> _Task instructions_
Find the number of lines below in which the word "this" appears, and write that number only.

------ Data provided

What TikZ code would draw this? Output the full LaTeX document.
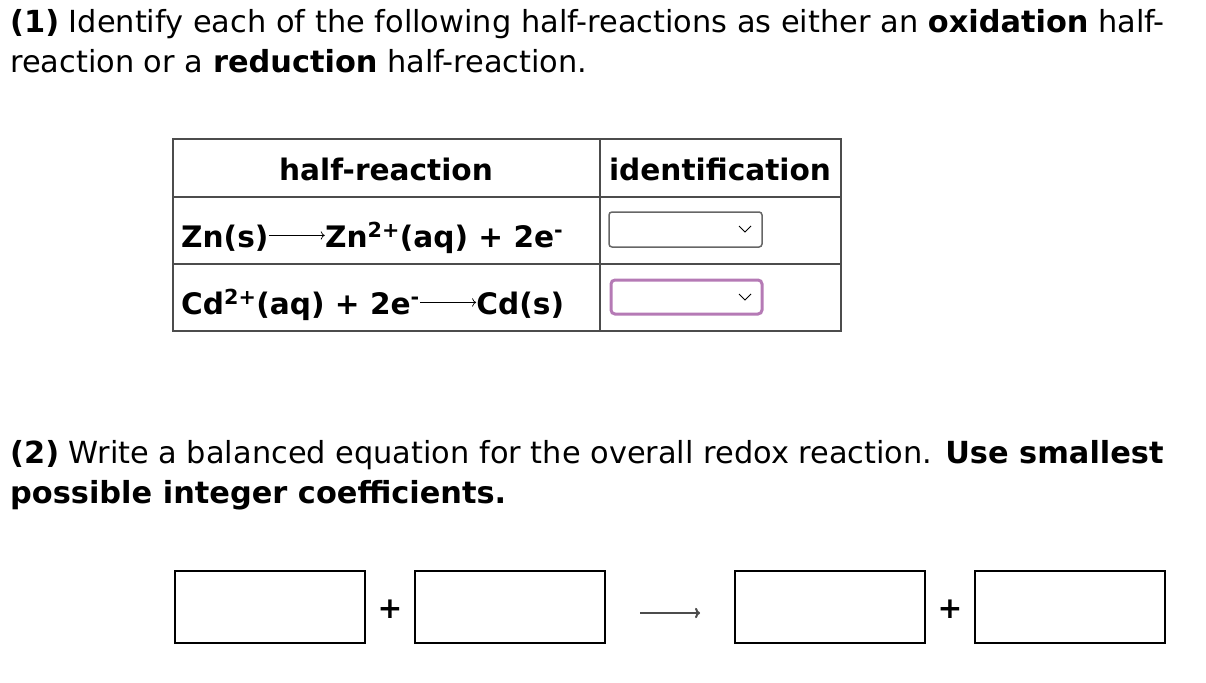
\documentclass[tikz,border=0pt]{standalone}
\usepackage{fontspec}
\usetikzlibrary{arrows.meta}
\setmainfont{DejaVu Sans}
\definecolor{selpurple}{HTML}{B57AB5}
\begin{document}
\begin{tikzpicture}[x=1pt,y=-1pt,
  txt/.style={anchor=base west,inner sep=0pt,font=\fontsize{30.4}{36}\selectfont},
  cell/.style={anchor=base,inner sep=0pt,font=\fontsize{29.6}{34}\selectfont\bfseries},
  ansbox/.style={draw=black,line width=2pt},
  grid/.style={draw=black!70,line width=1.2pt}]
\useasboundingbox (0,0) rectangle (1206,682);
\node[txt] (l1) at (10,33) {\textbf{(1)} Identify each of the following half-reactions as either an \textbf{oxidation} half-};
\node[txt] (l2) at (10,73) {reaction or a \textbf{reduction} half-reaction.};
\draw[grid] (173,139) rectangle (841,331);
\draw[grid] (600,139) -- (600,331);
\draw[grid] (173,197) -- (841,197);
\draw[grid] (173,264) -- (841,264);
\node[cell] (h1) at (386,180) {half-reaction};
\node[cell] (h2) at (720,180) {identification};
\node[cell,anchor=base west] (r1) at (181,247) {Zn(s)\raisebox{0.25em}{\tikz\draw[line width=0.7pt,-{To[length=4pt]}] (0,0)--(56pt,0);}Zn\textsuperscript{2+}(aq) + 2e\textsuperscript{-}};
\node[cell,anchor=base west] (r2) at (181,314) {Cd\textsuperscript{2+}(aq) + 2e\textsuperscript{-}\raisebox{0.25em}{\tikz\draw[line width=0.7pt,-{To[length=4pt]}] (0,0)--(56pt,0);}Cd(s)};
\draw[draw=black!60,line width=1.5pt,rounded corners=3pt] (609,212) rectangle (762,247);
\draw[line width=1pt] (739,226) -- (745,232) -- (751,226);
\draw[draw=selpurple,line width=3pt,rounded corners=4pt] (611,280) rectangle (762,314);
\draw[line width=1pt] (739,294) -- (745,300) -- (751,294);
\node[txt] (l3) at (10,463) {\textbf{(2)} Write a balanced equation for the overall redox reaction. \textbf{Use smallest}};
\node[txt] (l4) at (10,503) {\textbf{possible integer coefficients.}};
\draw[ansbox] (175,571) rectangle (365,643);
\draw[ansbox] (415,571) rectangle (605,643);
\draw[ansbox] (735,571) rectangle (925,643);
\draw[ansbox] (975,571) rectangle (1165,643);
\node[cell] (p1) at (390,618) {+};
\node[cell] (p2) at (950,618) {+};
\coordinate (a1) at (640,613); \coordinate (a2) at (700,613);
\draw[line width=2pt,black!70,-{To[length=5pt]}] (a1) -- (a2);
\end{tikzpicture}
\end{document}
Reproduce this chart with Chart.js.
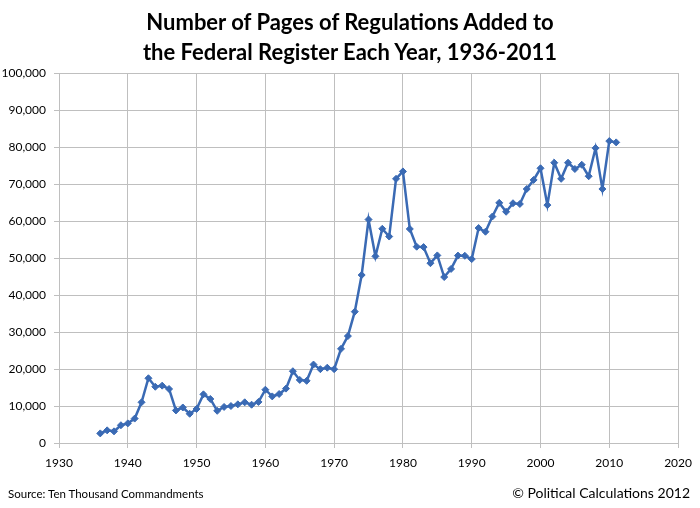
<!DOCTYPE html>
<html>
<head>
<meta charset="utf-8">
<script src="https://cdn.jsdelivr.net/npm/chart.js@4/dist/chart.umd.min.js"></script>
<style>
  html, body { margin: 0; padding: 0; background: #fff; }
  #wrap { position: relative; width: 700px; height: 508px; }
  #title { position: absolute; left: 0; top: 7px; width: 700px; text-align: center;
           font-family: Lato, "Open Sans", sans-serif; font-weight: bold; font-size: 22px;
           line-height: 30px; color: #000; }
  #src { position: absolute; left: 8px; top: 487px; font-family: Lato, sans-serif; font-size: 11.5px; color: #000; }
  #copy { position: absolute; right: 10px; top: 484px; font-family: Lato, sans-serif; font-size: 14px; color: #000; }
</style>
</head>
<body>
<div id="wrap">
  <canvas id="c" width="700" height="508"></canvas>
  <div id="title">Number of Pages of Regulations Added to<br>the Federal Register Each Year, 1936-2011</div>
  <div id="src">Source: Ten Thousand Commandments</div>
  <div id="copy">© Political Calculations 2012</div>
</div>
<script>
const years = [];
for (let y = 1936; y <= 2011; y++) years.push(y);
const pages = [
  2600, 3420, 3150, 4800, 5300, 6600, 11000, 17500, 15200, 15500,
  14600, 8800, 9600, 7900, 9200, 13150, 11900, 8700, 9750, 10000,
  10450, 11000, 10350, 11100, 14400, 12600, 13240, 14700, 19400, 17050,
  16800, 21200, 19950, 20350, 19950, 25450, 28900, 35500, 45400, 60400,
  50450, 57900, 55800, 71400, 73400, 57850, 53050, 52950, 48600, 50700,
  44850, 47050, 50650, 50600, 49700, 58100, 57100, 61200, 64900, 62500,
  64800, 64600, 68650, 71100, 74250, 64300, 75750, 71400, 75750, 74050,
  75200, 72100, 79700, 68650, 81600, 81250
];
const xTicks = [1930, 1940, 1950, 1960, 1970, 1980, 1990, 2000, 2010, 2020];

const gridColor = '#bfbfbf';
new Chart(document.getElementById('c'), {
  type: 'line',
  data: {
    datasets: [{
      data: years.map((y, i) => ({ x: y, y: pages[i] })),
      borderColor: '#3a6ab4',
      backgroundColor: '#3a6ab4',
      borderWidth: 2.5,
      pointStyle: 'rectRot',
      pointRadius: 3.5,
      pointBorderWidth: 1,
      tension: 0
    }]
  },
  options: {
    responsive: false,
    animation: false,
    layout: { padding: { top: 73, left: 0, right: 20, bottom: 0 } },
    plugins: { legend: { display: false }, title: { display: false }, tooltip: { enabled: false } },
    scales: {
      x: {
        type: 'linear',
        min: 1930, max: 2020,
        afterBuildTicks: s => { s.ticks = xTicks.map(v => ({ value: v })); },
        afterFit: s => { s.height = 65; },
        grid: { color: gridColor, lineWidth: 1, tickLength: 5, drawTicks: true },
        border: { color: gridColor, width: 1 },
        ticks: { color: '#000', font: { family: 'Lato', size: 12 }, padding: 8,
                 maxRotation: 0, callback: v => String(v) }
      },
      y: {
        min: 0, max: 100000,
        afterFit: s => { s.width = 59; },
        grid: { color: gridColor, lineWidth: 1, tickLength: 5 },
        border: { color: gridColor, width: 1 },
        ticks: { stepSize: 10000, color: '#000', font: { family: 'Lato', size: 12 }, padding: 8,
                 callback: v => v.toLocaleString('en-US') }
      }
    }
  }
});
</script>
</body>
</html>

------------

> _Full solution_
2